Pour lui, dans ce sens, le renforcement en cours de la coopération bilatérale militaire entre le Burkina Faso et le Mali est « gagnant – gagnant ». Il permettra d’une part au Burkina Faso de sécuriser ses frontières avec le Mali et d’autre part au Mali de prendre à revers les groupes armées terroristes qui attaquent le centre du pays.

« Le Mali est dans la traque des groupes terroristes depuis une dizaine d’années et le Burkina Faso pourrait bénéficier de son expérience et aussi des moyens techniques et des vecteurs aériens dont dispose le Mali dans ce domaine. De l’autre côté, le Burkina Faso est soutenu par la communauté internationale, ce qui pourrait, de façon indirecte, bénéficier au Mali si toutefois il continue à être ostracisé. Le Mali a besoin de partenaires et ne peut pas continuer à s’isoler. Le Burkina Faso peut donc lui servir un tant soit peu de bouclier », analyse M. Sawadogo.

« C’est une obligation de part et d’autre. En mettant en commun les capacités militaires, cela ne peut que renforcer la lutte anti-terroriste. Le Burkina Faso a une majeure partie de son territoire située dans la zone des 3 frontières. Ce renforcement est donc d’abord au bénéfice du Burkina, même si le Mali y a aussi une partie non négligeable de son territoire », souligne pour sa part Boubacar Salif Traoré, analyste politique et sécuritaire, Directeur du Cabinet Afriglob Conseils.

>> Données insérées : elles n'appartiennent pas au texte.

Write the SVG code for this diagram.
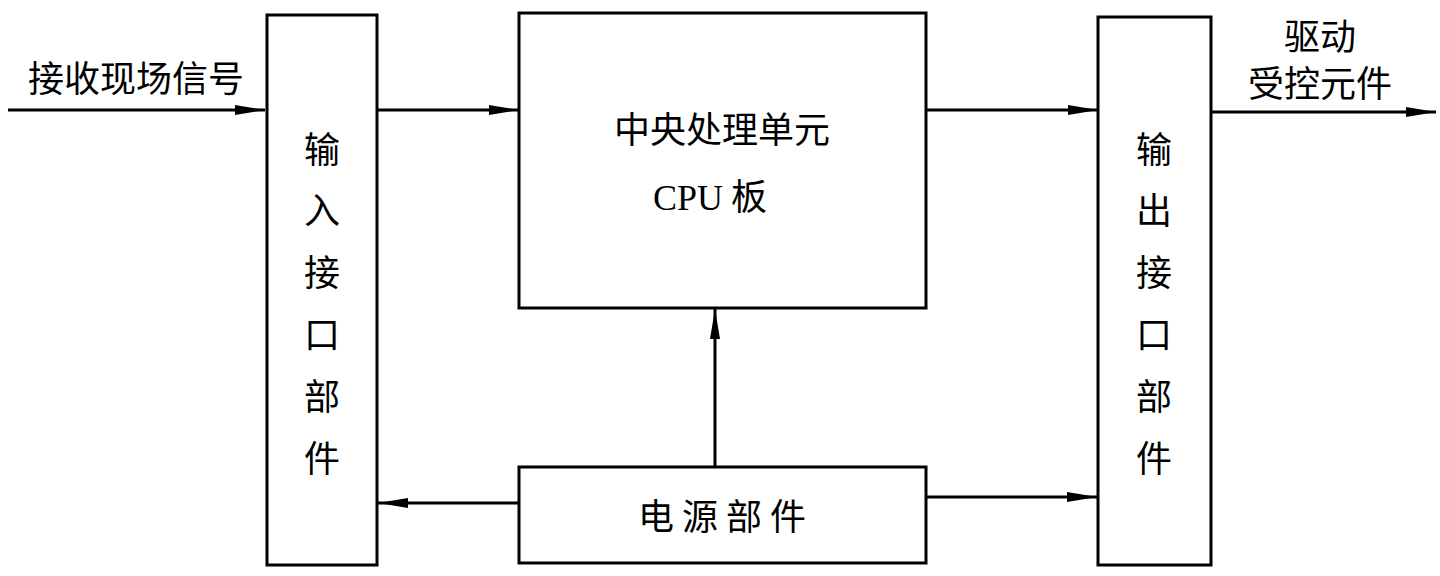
<svg xmlns="http://www.w3.org/2000/svg" width="1440" height="576" viewBox="0 0 1440 576">
<style>
rect{fill:#fff;stroke:#000;stroke-width:3}
line{stroke:#000;stroke-width:3}
text{font-family:"Noto Sans CJK SC","Liberation Serif",serif;font-size:36px;fill:#000;text-anchor:middle}
.c{font-family:"Liberation Serif","Noto Sans CJK SC",serif}
</style>
<defs><marker id="a" markerWidth="30" markerHeight="10" refX="30" refY="5" orient="auto" markerUnits="userSpaceOnUse"><path d="M0,0 L30,5 L0,10 Z" fill="#000"/></marker></defs>
<rect fill="#fff" style="stroke:none" x="0" y="0" width="1440" height="576"/>
<g id="connectors">
<line x1="8" y1="110" x2="265" y2="110" marker-end="url(#a)"/>
<line x1="377" y1="110" x2="519" y2="110" marker-end="url(#a)"/>
<line x1="926" y1="110" x2="1098" y2="110" marker-end="url(#a)"/>
<line x1="1211" y1="112" x2="1436" y2="112" marker-end="url(#a)"/>
<line x1="715" y1="467" x2="715" y2="309" marker-end="url(#a)"/>
<line x1="519" y1="503" x2="378" y2="503" marker-end="url(#a)"/>
<line x1="926" y1="497" x2="1097" y2="497" marker-end="url(#a)"/>
</g>
<g id="labels">
<text x="136" y="92">接收现场信号</text>
<text x="1320" y="50">驱动</text>
<text x="1320" y="97">受控元件</text>
</g>
<g id="input"><rect x="267" y="15" width="110" height="550"/>
<text x="322" y="163">输</text><text x="322" y="224">入</text><text x="322" y="286">接</text><text x="322" y="348">口</text><text x="322" y="410">部</text><text x="322" y="472">件</text></g>
<g id="cpu"><rect x="519" y="13" width="407" height="295"/>
<text x="722" y="143">中央处理单元</text><text x="710" y="210"><tspan class="c">CPU</tspan> 板</text></g>
<g id="output"><rect x="1098" y="17" width="113" height="548"/>
<text x="1154" y="163">输</text><text x="1154" y="224">出</text><text x="1154" y="286">接</text><text x="1154" y="348">口</text><text x="1154" y="410">部</text><text x="1154" y="472">件</text></g>
<g id="power"><rect x="519" y="467" width="407" height="96"/>
<text x="722" y="530">电 源 部 件</text></g>
</svg>
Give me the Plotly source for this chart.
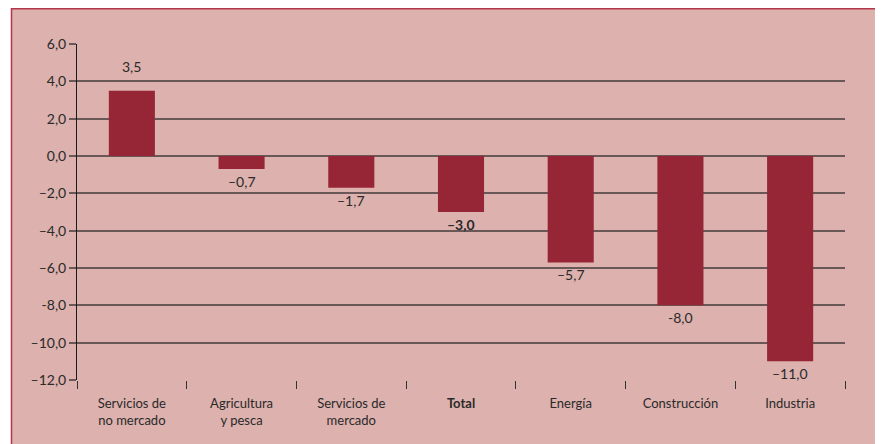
import plotly.graph_objects as go

categories = ["Servicios de<br>no mercado", "Agricultura<br>y pesca", "Servicios de<br>mercado",
              "<b>Total</b>", "Energía", "Construcción", "Industria"]
values = [3.5, -0.7, -1.7, -3.0, -5.7, -8.0, -11.0]
value_labels = ["3,5", "–0,7", "–1,7", "<b>–3,0</b>", "–5,7", "-8,0", "–11,0"]
tick_vals = [6, 4, 2, 0, -2, -4, -6, -8, -10, -12]
tick_text = ["6,0", "4,0", "2,0", "0,0", "–2,0", "–4,0", "–6,0", "-8,0", "–10,0", "–12,0"]

OFF = 8  # page body margin
W, H = 875, 436
L, R, T, B = 69, 38, 36, 64
pw, ph = W - L - R, H - T - B

def px_x(p):
    return (p - OFF - L) / pw

def px_y(p):
    return (H - B - (p - OFF)) / ph

BG = "#DDB1AD"
BAR = "#962635"
GRID = "#6a5858"
FONT = "Lato, 'Open Sans', sans-serif"

fig = go.Figure()
fig.add_trace(go.Bar(x=categories, y=values, marker=dict(color=BAR, line=dict(width=0)),
                     width=0.42, hoverinfo="skip"))

for c, v, t in zip(categories, values, value_labels):
    fig.add_annotation(x=c, y=v, text=t, showarrow=False,
                       yanchor="bottom" if v > 0 else "top",
                       yshift=14 if v > 0 else -2,
                       font=dict(size=14, color="#2a2a2a", family=FONT))

shapes = [
    dict(type="rect", xref="paper", yref="paper", x0=px_x(11.5), x1=px_x(W + 60), y0=px_y(H + 60), y1=px_y(8.7),
         fillcolor=BG, line=dict(color="#B3374A", width=1.5), layer="below"),
]

fig.update_layout(
    width=W, height=H,
    margin=dict(l=L, r=R, t=T, b=B, autoexpand=False),
    paper_bgcolor="white", plot_bgcolor=BG,
    showlegend=False,
    shapes=shapes,
    font=dict(family=FONT, size=13, color="#2a2a2a"),
    xaxis=dict(type="category", tickson="boundaries", ticks="outside", ticklen=8, tickwidth=1,
               tickcolor="#333333", showgrid=False, showline=False, zeroline=False,
               ticklabelstandoff=14,
               tickfont=dict(size=13, color="#2a2a2a", family=FONT)),
    yaxis=dict(range=[-12, 6], tickvals=tick_vals, ticktext=tick_text, ticks="outside", ticklen=7,
               tickcolor=GRID, tickwidth=1.5,
               showgrid=True, gridcolor=GRID, gridwidth=1.5,
               zeroline=True, zerolinecolor=GRID, zerolinewidth=1.5,
               showline=True, linecolor="#1a1a1a", linewidth=1,
               tickfont=dict(size=14, color="#2a2a2a", family=FONT)),
)

fig.write_html("out.html", post_script="document.body.style.overflow='hidden';")
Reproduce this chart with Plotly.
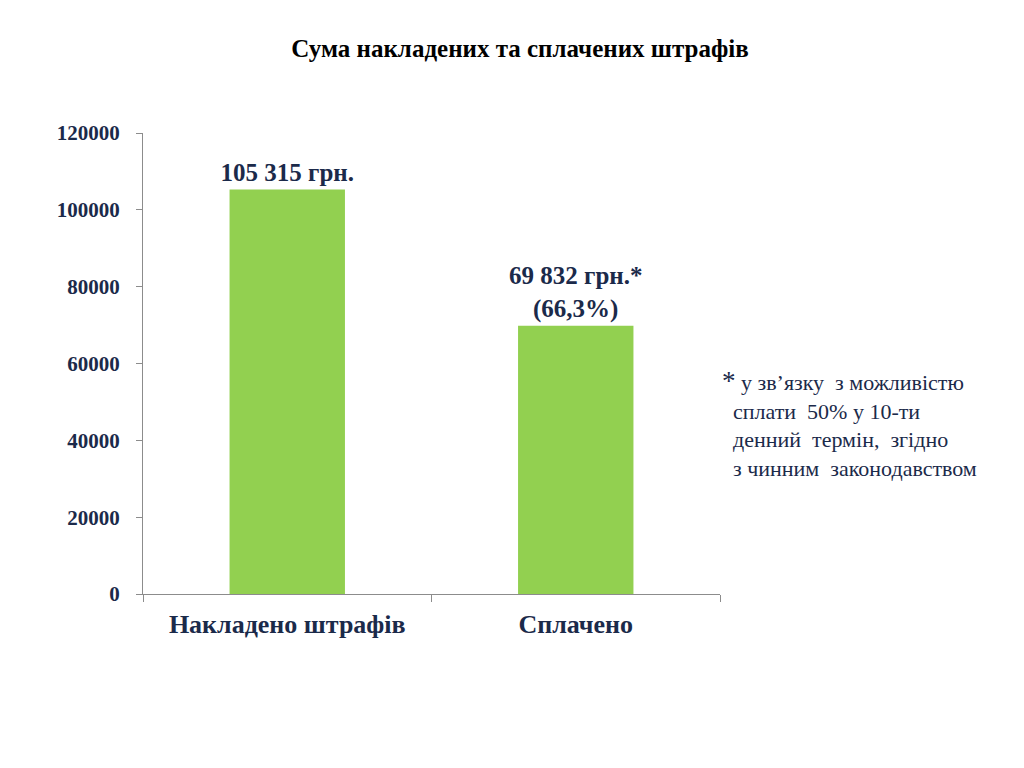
import plotly.graph_objects as go

# Сума накладених та сплачених штрафів
categorii = ["Накладено штрафів", "Сплачено"]
sumy = [105315, 69832]
pidpysy = ["105 315 грн.", "69 832 грн.*<br>(66,3%)"]
y_ticks = [0, 20000, 40000, 60000, 80000, 100000, 120000]
y_tick_labels = ["0", "20000", "40000", "60000", "80000", "100000", "120000"]

navy = "#1b2a4a"
serif = "Liberation Serif"

fig = go.Figure()

fig.add_trace(go.Bar(x=categorii, y=sumy, text=pidpysy,
                     texttemplate="<b>%{text}</b>",
                     textposition="outside", cliponaxis=False,
                     constraintext="none",
                     textfont=dict(family=serif, size=25, color=navy),
                     marker=dict(color="#92d050", line=dict(width=0)),
                     hoverinfo="skip"))

fig.update_layout(
    width=1024, height=768,
    paper_bgcolor="white", plot_bgcolor="white",
    margin=dict(l=135, r=312, t=125, b=182),
    bargap=0.6,
    showlegend=False,
    title=dict(text="<b>Сума накладених та сплачених штрафів</b>",
               x=0.5, xanchor="center", y=0.948, yanchor="middle",
               font=dict(family=serif, size=25, color="black")),
    font=dict(family=serif, color=navy),
)

fig.update_yaxes(range=[0, 120000], tickvals=y_ticks,
                 ticktext=["<b>" + t + "</b>" for t in y_tick_labels],
                 showgrid=False, zeroline=False,
                 showline=True, linecolor="#8c8c8c", linewidth=1,
                 ticks="outside", ticklen=6, tickcolor="#8c8c8c",
                 tickfont=dict(family=serif, size=21, color=navy),
                 ticklabelstandoff=12)

fig.update_xaxes(tickvals=categorii,
                 ticktext=["<b>" + c + "</b>" for c in categorii],
                 showline=True, linecolor="#8c8c8c", linewidth=1,
                 ticks="outside", tickson="boundaries", ticklen=7,
                 tickcolor="#8c8c8c",
                 tickfont=dict(family=serif, size=26, color=navy),
                 ticklabelstandoff=7)

# примітка праворуч
fig.add_annotation(xref="paper", yref="paper", x=1.0, y=0.498,
                   xanchor="left", yanchor="top", align="left",
                   showarrow=False,
                   text="<span style='font-size:27px'>*</span> у зв’язку  з можливістю<br>"
                        "  сплати  50% у 10-ти<br>"
                        "  денний  термін,  згідно<br>"
                        "  з чинним  законодавством",
                   font=dict(family=serif, size=22, color=navy))

fig.write_html("out.html")
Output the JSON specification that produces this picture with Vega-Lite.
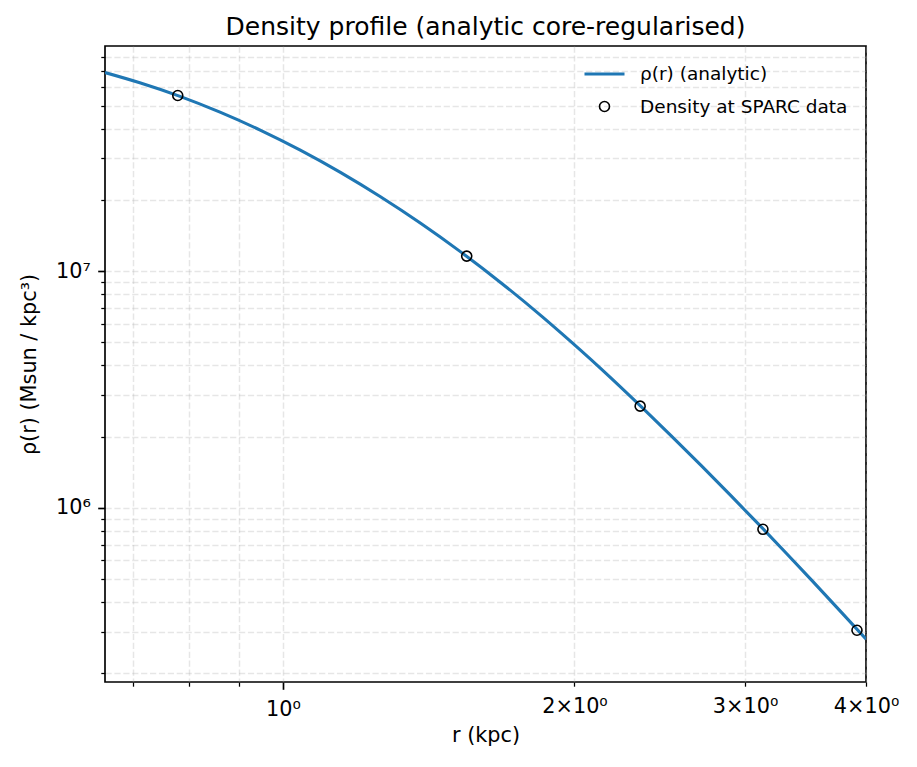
{
  "$schema": "https://vega.github.io/schema/vega-lite/v6.json",
  "width": 761,
  "height": 636,
  "autosize": {"type": "none"},
  "padding": {"left": 105, "top": 46, "right": 51, "bottom": 85},
  "background": "white",
  "title": {
    "text": "Density profile (analytic core-regularised)",
    "font": "DejaVu Sans",
    "fontSize": 25,
    "fontWeight": "normal",
    "color": "black",
    "anchor": "middle",
    "frame": "group",
    "offset": 6
  },
  "config": {
    "view": {"stroke": "black", "strokeWidth": 1.67},
    "axis": {
      "domain": false,
      "grid": true,
      "gridColor": "#b0b0b0",
      "gridOpacity": 0.32,
      "gridWidth": 1.5,
      "gridDash": [6.2, 2.7],
      "tickColor": "black",
      "labelFont": "DejaVu Sans",
      "labelFontSize": 20.8,
      "labelColor": "black",
      "titleFont": "DejaVu Sans",
      "titleFontSize": 20.8,
      "titleFontWeight": "normal",
      "titleColor": "black",
      "labelFlush": false,
      "labelOverlap": false,
      "labelBound": false
    },
    "legend": {
      "orient": "none",
      "legendX": 490.25,
      "legendY": 18.75,
      "padding": 0,
      "title": null,
      "labelFont": "DejaVu Sans",
      "labelFontSize": 18.5,
      "labelColor": "black",
      "labelOffset": 26.25,
      "labelLimit": 400,
      "rowPadding": 13.5,
      "symbolSize": 100
    }
  },
  "datasets": {
    "curve": [
      {"r": 0.655, "rho": 69070000, "series": "ρ(r) (analytic)"},
      {"r": 0.7115, "rho": 62540000, "series": "ρ(r) (analytic)"},
      {"r": 0.7829, "rho": 54790000, "series": "ρ(r) (analytic)"},
      {"r": 0.861, "rho": 46980000, "series": "ρ(r) (analytic)"},
      {"r": 0.9473, "rho": 39460000, "series": "ρ(r) (analytic)"},
      {"r": 1.0421, "rho": 32460000, "series": "ρ(r) (analytic)"},
      {"r": 1.1464, "rho": 26150000, "series": "ρ(r) (analytic)"},
      {"r": 1.261, "rho": 20630000, "series": "ρ(r) (analytic)"},
      {"r": 1.3873, "rho": 15940000, "series": "ρ(r) (analytic)"},
      {"r": 1.5259, "rho": 12070000, "series": "ρ(r) (analytic)"},
      {"r": 1.6788, "rho": 8946000, "series": "ρ(r) (analytic)"},
      {"r": 1.8468, "rho": 6495000, "series": "ρ(r) (analytic)"},
      {"r": 1.9367, "rho": 5490000, "series": "ρ(r) (analytic)"},
      {"r": 2.1307, "rho": 3870000, "series": "ρ(r) (analytic)"},
      {"r": 2.3437, "rho": 2679000, "series": "ρ(r) (analytic)"},
      {"r": 2.5174, "rho": 2014000, "series": "ρ(r) (analytic)"},
      {"r": 2.7039, "rho": 1508000, "series": "ρ(r) (analytic)"},
      {"r": 2.9043, "rho": 1121000, "series": "ρ(r) (analytic)"},
      {"r": 3.1196, "rho": 829400, "series": "ρ(r) (analytic)"},
      {"r": 3.3113, "rho": 642200, "series": "ρ(r) (analytic)"},
      {"r": 3.5145, "rho": 495600, "series": "ρ(r) (analytic)"},
      {"r": 3.7752, "rho": 361400, "series": "ρ(r) (analytic)"},
      {"r": 4.0, "rho": 279100, "series": "ρ(r) (analytic)"}
    ],
    "sparc": [
      {"r": 0.7787, "rho": 55240000, "series": "Density at SPARC data"},
      {"r": 1.5479, "rho": 11580000, "series": "Density at SPARC data"},
      {"r": 2.338, "rho": 2692000, "series": "Density at SPARC data"},
      {"r": 3.1306, "rho": 812400, "series": "Density at SPARC data"},
      {"r": 3.915, "rho": 304400, "series": "Density at SPARC data"}
    ]
  },
  "layer": [
    {
      "data": {"name": "curve"},
      "mark": {"type": "line", "interpolate": "monotone", "clip": true, "strokeWidth": 3.1},
      "encoding": {
        "x": {
          "field": "r",
          "type": "quantitative",
          "scale": {"type": "log", "domain": [0.655, 4.0], "nice": false},
          "axis": {
            "title": "r (kpc)",
            "values": [0.7, 0.8, 0.9, 1, 2, 3, 4],
            "labelExpr": "datum.value == 1 ? '10⁰' : datum.value == 2 ? '2×10⁰' : datum.value == 3 ? '3×10⁰' : datum.value == 4 ? '4×10⁰' : ''",
            "tickSize": {"condition": {"test": "datum.value == 1", "value": 7.3}, "value": 4.2},
            "tickWidth": {"condition": {"test": "datum.value == 1", "value": 1.67}, "value": 1.25},
            "labelPadding": 10,
            "titlePadding": 6
          }
        },
        "y": {
          "field": "rho",
          "type": "quantitative",
          "scale": {"type": "log", "domain": [184000, 89400000], "nice": false},
          "axis": {
            "title": "ρ(r) (Msun / kpc³)",
            "values": [200000, 300000, 400000, 500000, 600000, 700000, 800000, 900000, 1000000, 2000000, 3000000, 4000000, 5000000, 6000000, 7000000, 8000000, 9000000, 10000000, 20000000, 30000000, 40000000, 50000000, 60000000, 70000000, 80000000],
            "labelExpr": "datum.value == 1000000 ? '10⁶' : datum.value == 10000000 ? '10⁷' : ''",
            "tickSize": {"condition": {"test": "datum.value == 1000000 || datum.value == 10000000", "value": 7.3}, "value": 4.2},
            "tickWidth": {"condition": {"test": "datum.value == 1000000 || datum.value == 10000000", "value": 1.67}, "value": 1.25},
            "labelPadding": 7.3,
            "titlePadding": 16
          }
        },
        "stroke": {
          "field": "series",
          "type": "nominal",
          "scale": {"domain": ["ρ(r) (analytic)", "Density at SPARC data"], "range": ["#1f77b4", "black"]},
          "legend": {
            "encode": {
              "symbols": {
                "update": {
                  "strokeWidth": {"signal": "datum.value === 'Density at SPARC data' ? 1.6 : 3.1"}
                }
              }
            }
          }
        }
      }
    },
    {
      "data": {"name": "sparc"},
      "mark": {"type": "point", "filled": false, "size": 100, "opacity": 1, "strokeWidth": 1.6},
      "encoding": {
        "x": {"field": "r", "type": "quantitative"},
        "y": {"field": "rho", "type": "quantitative"},
        "stroke": {"field": "series", "type": "nominal"},
        "shape": {
          "field": "series",
          "type": "nominal",
          "scale": {"domain": ["ρ(r) (analytic)", "Density at SPARC data"], "range": ["M-4,0H4", "circle"]}
        }
      }
    }
  ]
}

Rendre la lutte anti-terroriste plus efficace

Pour que la dynamique de renforcement de la coopération sur le plan sécuritaire entre le Mali et le Burkina Faso aboutisse à des résultats probants, Boubacar Salif Traoré pense que les deux pays doivent partager des renseignements. « Il va falloir travailler assez rapidement sur cette question afin que les deux pays mettent en place des canaux d’échange assez dynamiques et des relations de confiance », suggère l’analyste, pour lequel des formations communes doivent également être envisagées au niveau des deux armées, qui doivent travailler ensemble, afin qu’elles se comprennent dans les différentes unités.

Dans le cadre de cette coopération militaire renforcée entre le Mali et le Burkina, les opérations conjointes des deux armées au niveau des frontières, arrêtées il y a plus d’un an, pourraient reprendre dans la zone. Toutefois, pour Mahamadou Sawadogo, « il est impératif que les opérations conjointes dans cette zone impliquent le Niger. Sans quoi il sera difficile d’engranger des résultats ».